Davenport believes the Government should have reduced the rate from 100 per cent to 50 per cent for all empty commercial property. However, he adds: “It’s too easy to collect and they need the money. The Government had the ability to reduce the rate back to 50 per cent without the need for too much legislation and they decided not to do it. It’s unlikely now that they will do anything.”
Also bubbling away this year have been two pieces of government research that are likely to have a huge impact on the way the industry operates in years to come. The publishing in July of the final PPS6 report is another step towards real government action that will have wide-reaching implications for both in-town and out-of-town retail.
Likely to be finalised next year, PPS6 could bring several major benefits to the planning process and the wider retailer industry. BPF planning policy officer Jonathan Seager says: “A lot of people are saying that PPS6 will free up edge-of-town and city locations. We’re waiting for it to be finalised and for the practice guidance to be published.”
One of the report’s key recommendations was the scrapping of the needs test for planning applications and replacing it with a more detailed and thorough impact test. Meech says the effects of PPS6 will only be felt in the long term, with the short term being dictated more by market conditions. He says: “Doing away with the needs test and having a more impact-based test is sensible, but it’ll only start having an effect when we come through this recession.”
One piece of better news this year – and one that is likely to bring more immediate benefit to retailers – is the Killian Pretty Review. This research – commissioned by the Government and published at the end of last month – outlines in detail the problems with the planning process and potential solutions.
Seager says the review’s recommendations would speed up the process and save costs. “It frees up local authority resources. The advantage the review had was that everybody thinks the same thing. Everybody agreed what the problems are with the planning process. Now we need action from the Government and next year should be the year for action,” he says.
That the Government has conducted the review into planning is good news. However, the problems in the system have been known for many years and there are those who argue that conducting the report has merely delayed any change.
It’s been a particularly unsettling year and worries abound about what could be a catastrophic 2009 for retailers. The last thing they need is a greater financial burden that accompanies many of these government stipulations. Now retailers want some respite.
Key measures in 2008
Empty Property Rate Relief – April
The year’s most controversial and universally unpopular move by the Government was to do away with the 50 per cent relief offered to landlords and retailers unable to fill empty property.

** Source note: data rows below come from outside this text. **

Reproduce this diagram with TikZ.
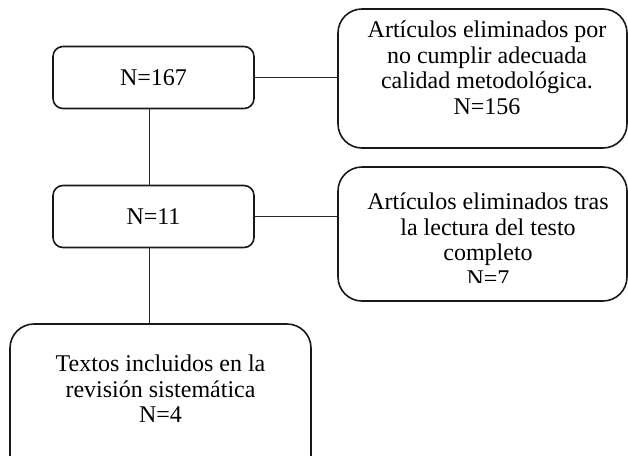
\documentclass[tikz,border=0pt]{standalone}
\usepackage{fontspec}
\setmainfont{Liberation Serif}
\begin{document}
\begin{tikzpicture}[x=1pt,y=-1pt,
  box/.style={draw=black!90, line width=1.6pt, rounded corners=10pt, inner sep=0pt},
  bigbox/.style={draw=black!90, line width=1.6pt, rounded corners=24pt, inner sep=0pt},
  txt/.style={align=center, inner sep=0pt, font=\fontsize{24}{25.5}\selectfont},
  link/.style={draw=black!85, line width=1pt}]
\useasboundingbox (0,0) rectangle (628,455);
% left boxes
\node[box, minimum width=201pt, minimum height=62pt, txt] (n1) at (153.5,77.5) {N=167};
\node[box, minimum width=201pt, minimum height=62pt, txt] (n2) at (153.5,216.5) {N=11};
% right boxes
\draw[bigbox] (338,9) rectangle (627,148);
\node[txt] (r1) at (487,68) {Artículos eliminados por\\no cumplir adecuada\\calidad metodológica.\\N=156};
\coordinate (r1w) at (338,77.5);
\draw[bigbox] (338,167) rectangle (627,301);
\begin{scope}
\clip (338,167) rectangle (627,282);
\node[txt, anchor=north] (r2) at (488,193) {Artículos eliminados tras\\la lectura del testo\\completo\\N=7};
\end{scope}
\coordinate (r2w) at (338,216.5);
% bottom box
\draw[bigbox] (10,324) rectangle (311,480);
\node[txt] (b3) at (160.5,389) {Textos incluidos en la\\revisión sistemática\\N=4};
\coordinate (b3n) at (149,324);
% connectors
\draw[link] (n1.east) -- (r1w);
\draw[link] (n2.east) -- (r2w);
\draw[link] (n1.south -| b3n) -- (n2.north -| b3n);
\draw[link] (n2.south -| b3n) -- (b3n);
\end{tikzpicture}
\end{document}
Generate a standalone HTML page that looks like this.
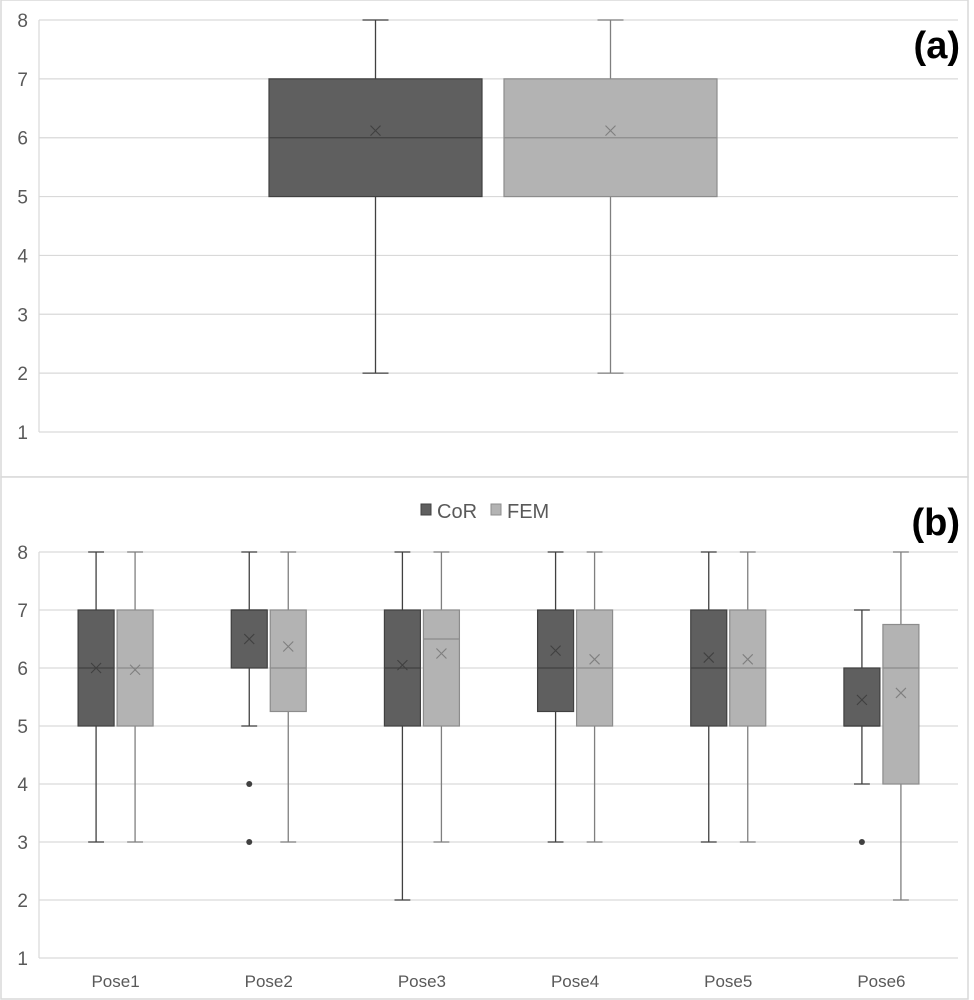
<!DOCTYPE html>
<html><head><meta charset="utf-8"><style>
body{margin:0;background:#fff;}
svg{display:block;font-family:"Liberation Sans","DejaVu Sans",sans-serif;}
</style></head><body>
<svg id="c" width="974" height="1000" viewBox="0 0 974 1000">
<rect x="1" y="0" width="967" height="477" fill="#fff" stroke="#d9d9d9" stroke-width="1.5"/>
<rect x="1" y="477" width="967" height="522" fill="#fff" stroke="#d9d9d9" stroke-width="1.5"/>
<g id="ga"></g>
<g id="gb"></g>
<text x="960" y="58" text-anchor="end" font-size="38" font-weight="bold" fill="#000">(a)</text>
<text x="960" y="535" text-anchor="end" font-size="38" font-weight="bold" fill="#000">(b)</text>
<g>
<rect x="421" y="504" width="10" height="11" fill="#5f5f5f" stroke="#404040"/>
<text x="437" y="518" font-size="20" fill="#595959">CoR</text>
<rect x="491" y="504" width="10" height="11" fill="#b3b3b3" stroke="#8c8c8c"/>
<text x="507" y="518" font-size="20" fill="#595959">FEM</text>
</g>
</svg>
<script>
const yTicks=[1,2,3,4,5,6,7,8];
const catsB=["Pose1","Pose2","Pose3","Pose4","Pose5","Pose6"];
// [min,q1,median,q3,max,mean]
const corA=[2,5,6,7,8,6.12];
const femA=[2,5,6,7,8,6.12];
const corB=[[3,5,6,7,8,6.0],[5,6,7,7,8,6.5],[2,5,6,7,8,6.05],[3,5.25,6,7,8,6.3],[3,5,6,7,8,6.18],[4,5,5,6,7,5.45]];
const femB=[[3,5,6,7,8,5.97],[3,5.25,6,7,8,6.37],[3,5,6.5,7,8,6.25],[3,5,6,7,8,6.15],[3,5,6,7,8,6.15],[2,4,6,6.75,8,5.57]];
const corOut=[[],[4,3],[],[],[],[3]];
const femOut=[[],[],[],[],[],[]];

const NS="http://www.w3.org/2000/svg";
function mk(p,t,a){const e=document.createElementNS(NS,t);for(const k in a)e.setAttribute(k,a[k]);p.appendChild(e);return e;}
const L=39,R=958;
const dark={fill:"#5f5f5f",stroke:"#404040",wh:"#404040",x:"#404040"};
const light={fill:"#b3b3b3",stroke:"#8c8c8c",wh:"#7f7f7f",x:"#7f7f7f"};

function axis(g,y,name){
  yTicks.forEach(t=>{
    const l=mk(g,"line",{x1:L,x2:R,y1:y(t),y2:y(t),stroke:"#d9d9d9","stroke-width":1.2});
    
    
    const tx=mk(g,"text",{x:L-11,y:y(t)+7,"text-anchor":"end","font-size":"19",fill:"#595959"});
    tx.textContent=t;
    
    
  });
  const ax=mk(g,"line",{x1:L,x2:L,y1:y(8),y2:y(1),stroke:"#d9d9d9","stroke-width":1.2});
  
  
}
function box(g,y,cx,w,d,c,outs,name){
  const bg=mk(g,"g",{});
  
  
  const cap=Math.min(w*0.22,13);
  mk(bg,"line",{x1:cx,x2:cx,y1:y(d[4]),y2:y(d[3]),stroke:c.wh,"stroke-width":1.3});
  mk(bg,"line",{x1:cx,x2:cx,y1:y(d[1]),y2:y(d[0]),stroke:c.wh,"stroke-width":1.3});
  mk(bg,"line",{x1:cx-cap,x2:cx+cap,y1:y(d[4]),y2:y(d[4]),stroke:c.wh,"stroke-width":1.3});
  mk(bg,"line",{x1:cx-cap,x2:cx+cap,y1:y(d[0]),y2:y(d[0]),stroke:c.wh,"stroke-width":1.3});
  mk(bg,"rect",{x:cx-w/2,y:y(d[3]),width:w,height:y(d[1])-y(d[3]),fill:c.fill,stroke:c.stroke,"stroke-width":1.2});
  mk(bg,"line",{x1:cx-w/2,x2:cx+w/2,y1:y(d[2]),y2:y(d[2]),stroke:c.stroke,"stroke-width":1.2});
  const m=y(d[5]),s=5;
  mk(bg,"path",{d:`M${cx-s} ${m-s}L${cx+s} ${m+s}M${cx+s} ${m-s}L${cx-s} ${m+s}`,stroke:c.x,"stroke-width":1.1,fill:"none"});
  outs.forEach(o=>{
    const ci=mk(bg,"circle",{cx:cx,cy:y(o),r:3,fill:"#404040"});
    
    
  });
}
// Panel a
const ya=v=>432-(v-1)*(412/7);
const ga=document.getElementById("ga");
axis(ga,ya,"panel-a");
box(ga,ya,375.5,213,corA,dark,[],"panel-a-box-cor");
box(ga,ya,610.5,213,femA,light,[],"panel-a-box-fem");
// Panel b
const yb=v=>958-(v-1)*(406/7);
const gb=document.getElementById("gb");
axis(gb,yb,"panel-b");
const cw=(R-L)/catsB.length;
catsB.forEach((c,i)=>{
  const cx=L+cw*(i+0.5);
  box(gb,yb,cx-19.5,36,corB[i],dark,corOut[i],"box-cor-"+c.toLowerCase());
  box(gb,yb,cx+19.5,36,femB[i],light,femOut[i],"box-fem-"+c.toLowerCase());
  const t=mk(gb,"text",{x:cx,y:987,"text-anchor":"middle","font-size":"17",fill:"#595959"});
  t.textContent=c;
  
  
});
</script>
</body></html>
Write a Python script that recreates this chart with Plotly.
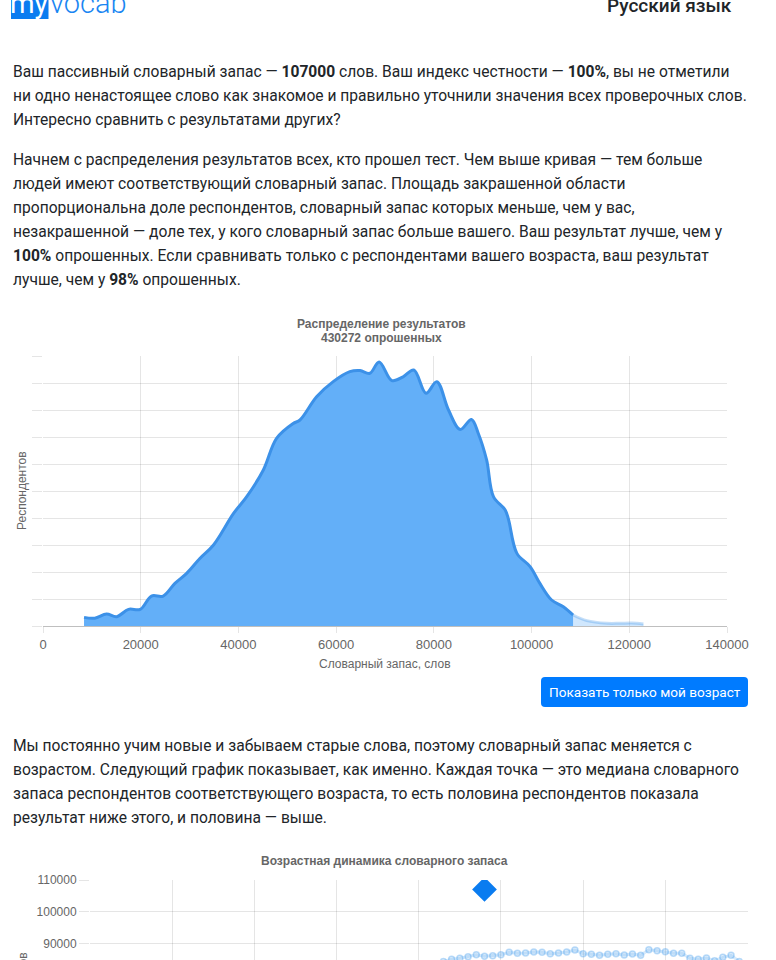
import plotly.graph_objects as go

W, H = 776, 960


def X(px):
    return px / W


def Y(py):
    return 1 - py / H


# ---------------- data ----------------
# Distribution of results (vocabulary size -> respondents, arbitrary units)
vocab_words = [8400, 10600, 13000, 15100, 17500, 19900, 22200, 24600, 27000, 29400,
               32100, 34900, 39000, 41700, 45100, 47800, 51200, 52600, 56000, 59400,
               62800, 64900, 66900, 68800, 71400, 73700, 75900, 78400, 80600, 83000,
               85400, 87700, 89100, 90800, 92200, 94600, 95300, 97000, 99700, 101700,
               104100, 106500, 108500, 111300, 115400, 118100, 120500, 122900]
respondents = [320, 290, 440, 345, 617, 617, 1110, 1110, 1580, 1950,
               2500, 3000, 4170, 4790, 5780, 6950, 7500, 7630, 8490, 9050,
               9420, 9460, 9360, 9780, 9090, 9230, 9480, 8620, 9050, 8000,
               7280, 7650, 7130, 6150, 4790, 4300, 3930, 2690, 2200, 1580,
               963, 715, 407, 200, 100, 100, 110, 75]
shade_limit = 108500
dist_xticks = [0, 20000, 40000, 60000, 80000, 100000, 120000, 140000]

# Age dynamics (age -> median vocabulary)
ages = [43, 44, 45, 46, 47, 48, 49, 50, 51, 52, 53, 54, 55, 56, 57, 58, 59, 60, 61,
        62, 63, 64, 65, 66, 67, 68, 69, 70, 71, 72, 73, 74, 75, 76, 77, 78, 79]
median_vocab = [84300, 84960, 85280, 85780, 86410, 85910, 86100, 86410, 87170, 86860,
                86950, 87270, 87170, 86730, 86950, 87270, 87900, 86730, 86540,
                86220, 86540, 86730, 86320, 86640, 86220, 87990, 87680, 87360, 86860,
                86860, 85280, 84960, 85370, 84520, 85590, 86220, 84300]
user_age = [48]
user_vocab = [107000]
age_yticks = [90000, 100000, 110000]

# ---------------- text ----------------
BODY_FONT = "Roboto"
CHART_FONT = "Liberation Sans"
TXT = "#212529"
GREY = "#666666"

p1 = [
    "Ваш пассивный словарный запас — <b>107000</b> слов. Ваш индекс честности — <b>100%</b>, вы не отметили",
    "ни одно ненастоящее слово как знакомое и правильно уточнили значения всех проверочных слов.",
    "Интересно сравнить с результатами других?",
]
p2 = [
    "Начнем с распределения результатов всех, кто прошел тест. Чем выше кривая — тем больше",
    "людей имеют соответствующий словарный запас. Площадь закрашенной области",
    "пропорциональна доле респондентов, словарный запас которых меньше, чем у вас,",
    "незакрашенной — доле тех, у кого словарный запас больше вашего. Ваш результат лучше, чем у",
    "<b>100%</b> опрошенных. Если сравнивать только с респондентами вашего возраста, ваш результат",
    "лучше, чем у <b>98%</b> опрошенных.",
]
p3 = [
    "Мы постоянно учим новые и забываем старые слова, поэтому словарный запас меняется с",
    "возрастом. Следующий график показывает, как именно. Каждая точка — это медиана словарного",
    "запаса респондентов соответствующего возраста, то есть половина респондентов показала",
    "результат ниже этого, и половина — выше.",
]

fig = go.Figure()

# ---------------- chart 1 ----------------
dark_x = [v for v in vocab_words if v <= shade_limit]
dark_y = [r for v, r in zip(vocab_words, respondents) if v <= shade_limit]
light_x = [v for v in vocab_words if v >= shade_limit]
light_y = [r for v, r in zip(vocab_words, respondents) if v >= shade_limit]

fig.add_trace(go.Scatter(
    x=light_x, y=light_y, mode="lines", fill="tozeroy",
    line=dict(color="rgba(60,145,232,0.3)", width=3, shape="spline", smoothing=1),
    fillcolor="rgba(99,175,248,0.3)", xaxis="x", yaxis="y", hoverinfo="skip"))
fig.add_trace(go.Scatter(
    x=dark_x, y=dark_y, mode="lines", fill="tozeroy",
    line=dict(color="rgb(60,145,232)", width=3, shape="spline", smoothing=1),
    fillcolor="rgb(99,175,248)", xaxis="x", yaxis="y", hoverinfo="skip"))

# ---------------- chart 2 ----------------
fig.add_trace(go.Scatter(
    x=ages, y=median_vocab, mode="lines+markers",
    line=dict(color="rgba(54,150,235,0.2)", width=3),
    marker=dict(size=6, color="rgba(54,150,235,0.15)",
                line=dict(color="rgba(54,150,235,0.32)", width=1.5)),
    xaxis="x2", yaxis="y2", hoverinfo="skip"))
fig.add_trace(go.Scatter(
    x=user_age, y=user_vocab, mode="markers",
    marker=dict(symbol="diamond", size=19, color="#0a7cf0"),
    xaxis="x2", yaxis="y2", hoverinfo="skip"))

grid = "rgba(0,0,0,0.1)"

fig.update_layout(
    template="none",
    width=W, height=H,
    margin=dict(l=0, r=0, t=0, b=0, pad=0, autoexpand=False),
    paper_bgcolor="white", plot_bgcolor="white",
    showlegend=False,
    xaxis=dict(domain=[X(43), X(727)], range=[0, 140000], tickvals=dist_xticks,
               ticktext=[str(t) for t in dist_xticks],
               showgrid=True, gridcolor=grid, gridwidth=1, zeroline=False,
               showline=True, linecolor="rgba(0,0,0,0.25)", linewidth=1,
               ticks="outside", ticklen=6, tickcolor=grid,
               tickfont=dict(family=CHART_FONT, size=13, color=GREY),
               anchor="y", fixedrange=True, automargin=False),
    yaxis=dict(domain=[Y(626), Y(356)], range=[0, 10000], dtick=1000,
               showgrid=True, gridcolor=grid, zeroline=False, showticklabels=False,
               ticks="outside", ticklen=10, tickcolor=grid,
               anchor="x", fixedrange=True, automargin=False),
    xaxis2=dict(domain=[X(90), X(747.5)], range=[0, 80], dtick=10,
                showgrid=True, gridcolor=grid, zeroline=False, showticklabels=False,
                ticks="", anchor="y2", fixedrange=True, automargin=False),
    yaxis2=dict(domain=[0, Y(880)], range=[84740, 110000], tickvals=age_yticks,
                ticktext=[str(t) for t in age_yticks],
                showgrid=True, gridcolor=grid, zeroline=False,
                ticks="outside", ticklen=10, tickcolor=grid,
                tickfont=dict(family=CHART_FONT, size=12, color=GREY),
                anchor="x2", fixedrange=True, automargin=False),
)

ann = []
shapes = []


def line(text, px_x, px_y, size=15.6, color=TXT, family=BODY_FONT, xanchor="left", weight=None, angle=0):
    f = dict(family=family, size=size, color=color)
    if weight is not None:
        f["weight"] = weight
    ann.append(dict(text=text, x=X(px_x), y=Y(px_y), xref="paper", yref="paper",
                    xanchor=xanchor, yanchor="middle", showarrow=False, font=f,
                    textangle=angle))


# header
shapes.append(dict(type="rect", xref="paper", yref="paper",
                   x0=X(11), x1=X(48.5), y0=Y(19), y1=Y(-10),
                   fillcolor="#0a7cf0", line=dict(width=0), layer="below"))
line("my", 29.5, 3, size=28, color="white", xanchor="center", weight=400)
line("vocab", 47.5, 3, size=29, color="#1a86f2", weight=300)
line("Русский язык", 734, 6, size=19, color=TXT, xanchor="right", weight=500)

for i, t in enumerate(p1):
    line(t, 11, 72 + 24 * i)
for i, t in enumerate(p2):
    line(t, 11, 160 + 24 * i)
for i, t in enumerate(p3):
    line(t, 11, 746 + 24 * i)

# chart 1 titles
line("<b>Распределение результатов</b>", 381, 324, size=12, color=GREY, family=CHART_FONT, xanchor="center")
line("<b>430272 опрошенных</b>", 381, 338, size=12, color=GREY, family=CHART_FONT, xanchor="center")
line("Словарный запас, слов", 385, 664, size=12, color=GREY, family=CHART_FONT, xanchor="center")
line("Респондентов", 22, 491, size=12, color=GREY, family=CHART_FONT, xanchor="center", angle=-90)

# chart 2 titles
line("<b>Возрастная динамика словарного запаса</b>", 384, 861, size=12, color=GREY, family=CHART_FONT, xanchor="center")
line("Словарный запас, слов", 23, 1018, size=12, color=GREY, family=CHART_FONT, xanchor="center", angle=-90)

# button
bx0, bx1, by0, by1, r = 541, 748, 677, 707, 4
path = (f"M {X(bx0 + r)},{Y(by0)} L {X(bx1 - r)},{Y(by0)} Q {X(bx1)},{Y(by0)} {X(bx1)},{Y(by0 + r)} "
        f"L {X(bx1)},{Y(by1 - r)} Q {X(bx1)},{Y(by1)} {X(bx1 - r)},{Y(by1)} "
        f"L {X(bx0 + r)},{Y(by1)} Q {X(bx0)},{Y(by1)} {X(bx0)},{Y(by1 - r)} "
        f"L {X(bx0)},{Y(by0 + r)} Q {X(bx0)},{Y(by0)} {X(bx0 + r)},{Y(by0)} Z")
shapes.append(dict(type="path", xref="paper", yref="paper", path=path,
                   fillcolor="#007bff", line=dict(width=0), layer="below"))
line("Показать только мой возраст", (bx0 + bx1) / 2, 692, size=13.6, color="white", xanchor="center")

fig.update_layout(annotations=ann, shapes=shapes)

fig.write_html("out.html", config={"displayModeBar": False},
               post_script="document.body.style.margin='0';")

Energy Performance Certificates – April (first stage)
As part of the Government’s drive to reduce the carbon footprint of property, Energy Performance Certificates are being rolled out in phases this year. These require landlords to state how efficient their buildings are.
Crossrail Levy – July
Only affecting London, a new business rates levy to fund the£16 billion Crossrail project – which was approved in July – is likely to become law next year. Businesses with a rateable value of£50,000 or more could have to pay an extra 2p in the pound from April next year.
Killian Pretty Review (published) – November
Published last month, the Killian Pretty Review is a welcome relief for the whole of retail property. The report clearly lays out the problems in the planning system and recommends sensible measures to improve it.
Business Rates Supplements Bill – December
A new cost in the form of additional levy powers for local authorities was announced last week. The Business Rates Supplements Bill has already been met with frustration from retailers now facing further cost rises once it is enacted.